Tariff treatment for TMG varies by HS classification (typically under organometallic compounds, HS 2931); most industrialised nations apply zero or low duties on industrial chemicals, but customs classification audits are common because mis‑declaration can trigger penalties for hazardous goods. Trade data shows consistent growth in intercustodial volumes over the past five years, reflecting the global dispersion of compound semiconductor fabrication.
Export controls on gallium metal and its derivatives have been a recent source of trade friction: China’s 2023 export restrictions on gallium and germanium created immediate supply anxiety for TMG buyers, accelerating inventory‑stockpiling and diversification of sourcing strategies. As a result, bilateral trade flows are increasingly tied to geopolitical alliances and dual‑use technology agreements.
Leading Countries and Regional Markets
East Asia is the largest consuming region, with Japan, China, Taiwan, and South Korea together accounting for an estimated 55–65% of worldwide TMG demand. Japan’s consumption is driven by established GaAs and GaN device makers for automotive, consumer electronics, and optical components. China’s demand is growing fastest, fuelled by government‑supported compound semiconductor parks and a surge in GaN fast‑charger production. Taiwan is a major consumer through its large epitaxy foundries that serve global RF and LED brands.

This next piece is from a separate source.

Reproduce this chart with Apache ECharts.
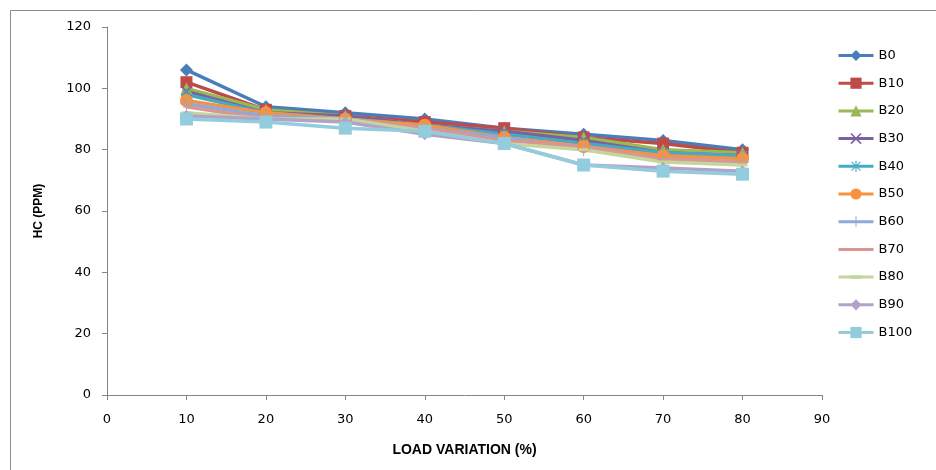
<!DOCTYPE html>
<html>
<head>
<meta charset="utf-8">
<script src="https://cdn.jsdelivr.net/npm/echarts@6/dist/echarts.min.js"></script>
<style>html,body{margin:0;padding:0;background:#fff;}#c{width:936px;height:470px;}</style>
</head>
<body>
<div id="c"></div>
<script>
var loads = [10, 20, 30, 40, 50, 60, 70, 80];
var seriesNames = ['B0','B10','B20','B30','B40','B50','B60','B70','B80','B90','B100'];
var B0   = [106, 94, 92, 90, 87, 85, 83, 80];
var B10  = [102, 93, 91, 89, 87, 84, 82, 79];
var B20  = [100, 93, 91, 88, 86, 84, 80, 79];
var B30  = [99, 92, 91, 88, 86, 83, 79, 78];
var B40  = [98, 92, 90, 88, 85, 82, 79, 78];
var B50  = [96, 92, 90, 88, 84, 81, 78, 77];
var B60  = [95, 91, 90, 87, 84, 80, 77, 76];
var B70  = [94, 90, 90, 87, 83, 81, 77, 76];
var B80  = [92, 90, 90, 86, 82, 80, 76, 75];
var B90  = [91, 90, 89, 85, 82, 75, 74, 73];
var B100 = [90, 89, 87, 86, 82, 75, 73, 72];
var values = [B0,B10,B20,B30,B40,B50,B60,B70,B80,B90,B100];

var colors = ['#4A7EBB','#BE4B48','#98B954','#7D60A0','#46AAC5','#F69240','#8EA9DB','#D99694','#C3D69B','#B3A2C7','#93CDDD'];
var symX = 'path://M0,1L1,0L5,4L9,0L10,1L6,5L10,9L9,10L5,6L1,10L0,9L4,5Z';
var symStar = 'path://M4.5,0H5.5V10H4.5Z M0,4.5H10V5.5H0Z M0.7,1.4L1.4,0.7L9.3,8.6L8.6,9.3Z M8.6,0.7L9.3,1.4L1.4,9.3L0.7,8.6Z';
var symPlus = 'path://M4.6,0H5.4V4.6H10V5.4H5.4V10H4.6V5.4H0V4.6H4.6Z';
var symDashShort = 'path://M0,0L0,0 M2,4H8V6H2Z M10,10L10,10';
var symDash = 'path://M0,0L0,0 M0,3.5H10V6.5H0Z M10,10L10,10';
var symbols = ['diamond','rect','triangle',symX,symStar,'circle',symPlus,symDashShort,symDash,'diamond','rect'];
var sizes = [13,12,12,11,11,13,13,10,10,12,13];

var series = seriesNames.map(function(n,i){
  return {
    name: n, type: 'line',
    data: loads.map(function(x,j){ return [x, values[i][j]]; }),
    symbol: symbols[i], symbolSize: sizes[i], symbolKeepAspect: true,
    lineStyle: {width: 3.5, color: colors[i]},
    itemStyle: {color: colors[i]},
    emphasis: {disabled: true},
    animation: false
  };
});

var chart = echarts.init(document.getElementById('c'), null, {renderer: 'canvas'});
chart.setOption({
  animation: false,
  color: colors,
  graphic: [{type:'rect', shape:{x:10.5,y:10.5,width:2000,height:2000}, style:{fill:'none', stroke:'#8c8c8c', lineWidth:1}, z:-1}],
  grid: {left: 107, right: 114, top: 27, bottom: 75},
  legend: {
    orient: 'vertical', left: 832, top: 44,
    itemWidth: 35, itemHeight: 14, itemGap: 14.7, itemTextGap: 4,
    lineStyle: {width: 3},
    textStyle: {fontFamily: 'DejaVu Sans', fontSize: 13, color: '#000'},
    data: seriesNames
  },
  xAxis: {
    type: 'value', min: 0, max: 90, interval: 10,
    name: 'LOAD VARIATION (%)', nameLocation: 'middle', nameGap: 48,
    nameTextStyle: {fontFamily: 'Liberation Sans', fontWeight: 'bold', fontSize: 14, color: '#000'},
    axisLine: {lineStyle: {color: '#868686'}},
    axisTick: {length: 5, lineStyle: {color: '#868686'}},
    axisLabel: {fontFamily: 'DejaVu Sans', fontSize: 13, color: '#000', margin: 18},
    splitLine: {show: false}
  },
  yAxis: {
    type: 'value', min: 0, max: 120, interval: 20,
    name: 'HC (PPM)', nameLocation: 'middle', nameGap: 62,
    nameTextStyle: {fontFamily: 'Liberation Sans', fontWeight: 'bold', fontSize: 12, color: '#000'},
    axisLine: {show: true, lineStyle: {color: '#868686'}},
    axisTick: {show: true, length: 5, lineStyle: {color: '#868686'}},
    axisLabel: {fontFamily: 'DejaVu Sans', fontSize: 13, color: '#000', margin: 16},
    splitLine: {show: false}
  },
  series: series
});
</script>
</body>
</html>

North America, led by the United States, represents roughly 20% of world demand, with strong demand from GaN power transistor fabs and defence‑related RF manufacturing. Europe, notably Germany, the United Kingdom, and Sweden, accounts for about 15–20%, with specialised industrial and automotive GaN power applications. The remaining demand is distributed across Israel, Singapore, and smaller semiconductor‑manufacturing economies. Production is more concentrated: the United States and Germany are the largest manufacturing bases outside Asia, while Japan and South Korea have substantial domestic capacity.
Regional trade hubs—such as Singapore and the Netherlands—serve as distribution and repackaging centres for TMG destined for smaller markets.
Regulations and Standards
Semiconductor trimethylgallium is subject to a range of chemical safety, transportation, and quality management regulations. At the product level, purity specifications follow SEMI standards (e.g., SEMI C3 for metal‑organic precursors) and individual fab‑specific certificates of analysis. The Globally Harmonized System (GHS) requires labelling and safety data sheets for pyrophoric and water‑reactive hazards. Transportation is governed by the International Maritime Dangerous Goods (IMDG) Code and IATA Dangerous Goods Regulations; TMG must be shipped in UN‑approved pressure receptacles with inert‑gas padding.

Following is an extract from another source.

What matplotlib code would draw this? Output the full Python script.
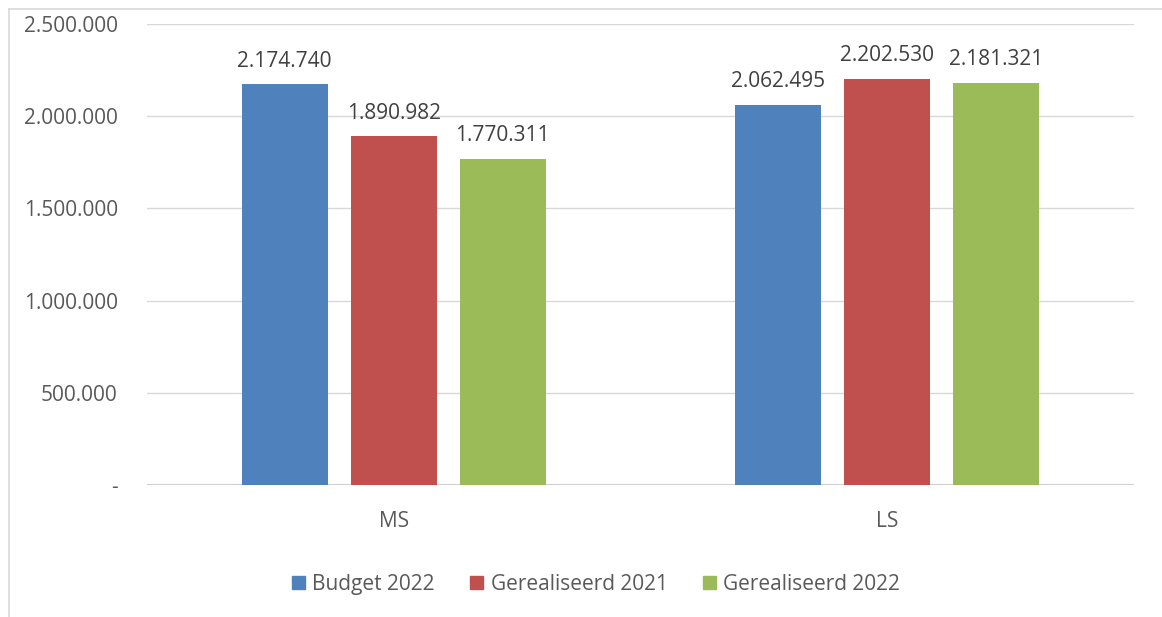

Importers must provide customs declarations aligned with the Chemical Weapons Convention (CWC) and dual‑use export control lists in many jurisdictions, though TMG itself is not a scheduled chemical. Quality management systems at production sites typically comply with ISO 9001 and, for automotive‑grade end uses, IATF 16949. Environmental regulations such as REACH (EU), TSCA (US), and K‑REACH (Korea) require registration and downstream‑use reporting. The evolving regulatory landscape includes stricter vapour‑emission limits for MOCVD tools and Extended Producer Responsibility (EPR) for chemical containers.

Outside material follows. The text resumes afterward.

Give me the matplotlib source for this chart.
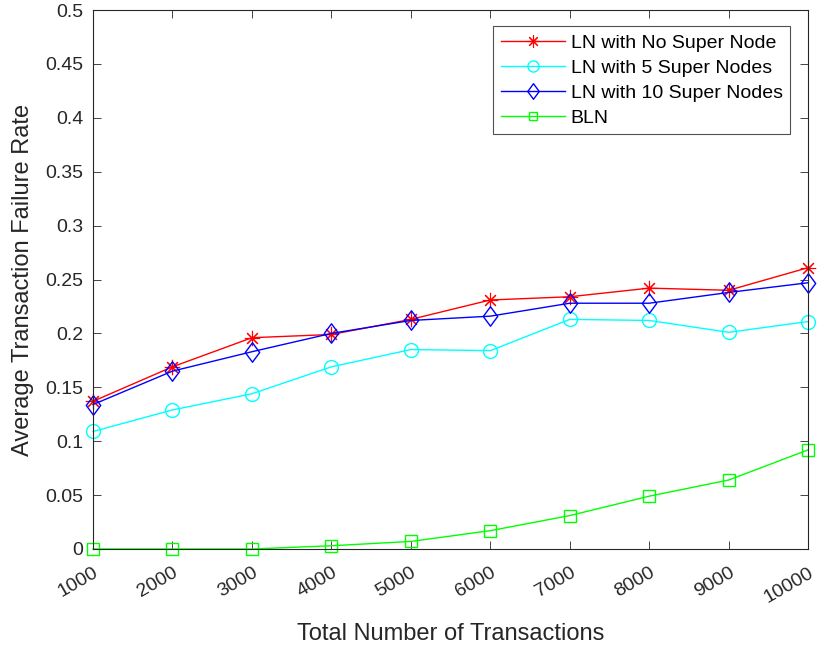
import numpy as np
import matplotlib
matplotlib.use("Agg")
import matplotlib.pyplot as plt
import matplotlib.transforms as mtransforms
from matplotlib.path import Path

plt.rcParams["font.family"] = ["Liberation Sans", "DejaVu Sans"]

# 데이터
n_tx = [1000, 2000, 3000, 4000, 5000, 6000, 7000, 8000, 9000, 10000]
ln_no_super = [0.137, 0.169, 0.196, 0.199, 0.213, 0.231, 0.234, 0.242, 0.240, 0.261]
ln_5_super = [0.109, 0.129, 0.144, 0.169, 0.185, 0.184, 0.213, 0.212, 0.201, 0.211]
ln_10_super = [0.134, 0.165, 0.183, 0.200, 0.212, 0.216, 0.228, 0.228, 0.238, 0.247]
bln = [0.0, 0.0, 0.0, 0.003, 0.007, 0.017, 0.031, 0.049, 0.064, 0.092]

# MATLAB 스타일 마커
diamond = Path([(0, 1), (0.74, 0), (0, -1), (-0.74, 0), (0, 1)],
               [Path.MOVETO, Path.LINETO, Path.LINETO, Path.LINETO, Path.CLOSEPOLY])
asterisk = (8, 2, 0)

fig = plt.figure(figsize=(8.18, 6.5), dpi=100)
ax = fig.add_axes([0.1137, 0.1554, 0.8743, 0.8292])

ax.plot(n_tx, ln_no_super, color="#FF0000", lw=1, marker=asterisk, ms=11,
        mew=0.8, clip_on=False, label="LN with No Super Node")
ax.plot(n_tx, ln_5_super, color="#00FFFF", lw=1, marker="o", ms=10,
        mfc="none", mew=1, clip_on=False, label="LN with 5 Super Nodes")
ax.plot(n_tx, ln_10_super, color="#0000FF", lw=1, marker=diamond, ms=14,
        mfc="none", mew=1, clip_on=False, label="LN with 10 Super Nodes")
ax.plot(n_tx, bln, color="#00FF00", lw=1, marker="s", ms=8,
        mfc="none", mew=1, clip_on=False, label="BLN")

ax.set_xlim(1000, 10000)
ax.set_ylim(0, 0.5)
ax.set_xticks(n_tx)
ax.set_xticklabels([str(v) for v in n_tx], rotation=30, ha="right",
                   va="top", rotation_mode="anchor")
shift = mtransforms.ScaledTranslation(8 / 100, 0, fig.dpi_scale_trans)
for lab in ax.get_xticklabels():
    lab.set_transform(lab.get_transform() + shift)
ax.set_yticks(np.arange(0, 0.51, 0.05))
ax.set_yticklabels(["0", "0.05", "0.1", "0.15", "0.2", "0.25", "0.3",
                    "0.35", "0.4", "0.45", "0.5"])
ax.tick_params(direction="in", top=True, right=True, labelsize=14,
               length=6, width=0.6, color="#262626", labelcolor="#262626")
ax.tick_params(axis="x", pad=11)
ax.tick_params(axis="y", pad=7)
for s in ax.spines.values():
    s.set_linewidth(0.8)
    s.set_color("#262626")

ax.set_xlabel("Total Number of Transactions", fontsize=17, color="#262626",
              labelpad=12)
ax.set_ylabel("Average Transaction Failure Rate", fontsize=17, color="#262626",
              labelpad=8)

leg = ax.legend(loc="upper right", fontsize=14, frameon=True, fancybox=False,
                edgecolor="#262626", borderpad=0.4, labelspacing=0.38,
                handlelength=3.3, handletextpad=0.3, markerscale=0.8,
                borderaxespad=0, bbox_to_anchor=(0.975, 0.970))
leg.get_frame().set_linewidth(0.8)
for t in leg.get_texts():
    t.set_color("black")

plt.savefig("out.png", dpi=100)
plt.close()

Compliance costs represent 3–7% of the total product cost for established producers, but can be significantly higher for new suppliers seeking market entry.
Market Forecast to 2035
Over the 2026–2035 period, the world semiconductor trimethylgallium market is expected to undergo sustained volume growth, with a CAGR of 8–12%. By 2035, total TMG consumption could be 1.8 to 2.5 times larger than in 2026, contingent on the pace of GaN power adoption in automotive and data‑centre applications. The GaN segment is likely to increase its share of total TMG demand from around 45% in 2026 to 60–65% by the middle of the next decade, displacing legacy GaAs volumes in some RF and optical applications.
Geographically, China’s share of world demand may rise from an estimated 25% in 2026 to 35% by 2035, as domestic fabs ramp advanced epitaxy capabilities. Pricing is forecast to hold in the USD 2,500–5,000 per kilogram range through 2030, with potential downward pressure only if new large‑scale gallium refining capacity comes online outside China. Supply constraints are likely to persist, keeping the market in a balance that favours long‑term contracts and quality‑differentiated pricing. The regulatory environment will increase compliance costs, particularly for cross‑border shipments, but will not materially suppress demand.
Overall, the market outlook is positive, driven by structural demand for compound semiconductors in energy‑efficient power and high‑frequency communications.
Market Opportunities
Several distinct opportunities emerge from the forecast dynamics. First, capacity expansion in regions outside China—such as North America and Western Europe—creates openings for new TMG production facilities that can serve local fabs with shorter lead times and reduced geopolitical risk. Second, the growing demand for microLED displays, which require extremely thick GaN epitaxial layers, could become a new high‑volume application segment, potentially increasing per‑reactor TMG consumption by 30–50% compared to standard LED processes.
Third, the after‑market for cylinder recertification, purification cartridge replacement, and residue recovery (gallium recycling) represents a service‑based revenue stream that producers can develop to deepen customer relationships. Fourth, partnerships with MOCVD equipment manufacturers to develop advanced‑delivery systems—such as vapour‑phase metering or solid‑source alternatives—could capture value beyond simple chemical supply.
Finally, the push for supply‑chain resilience is leading larger fabs to dual‑source or multi‑source TMG; this trend favours smaller, high‑quality producers that can achieve qualification at multiple customer sites. Market participants that invest in consistent purity, responsive logistics, and collaborative process support are best positioned to capture share as the compound semiconductor industry scales over the next decade.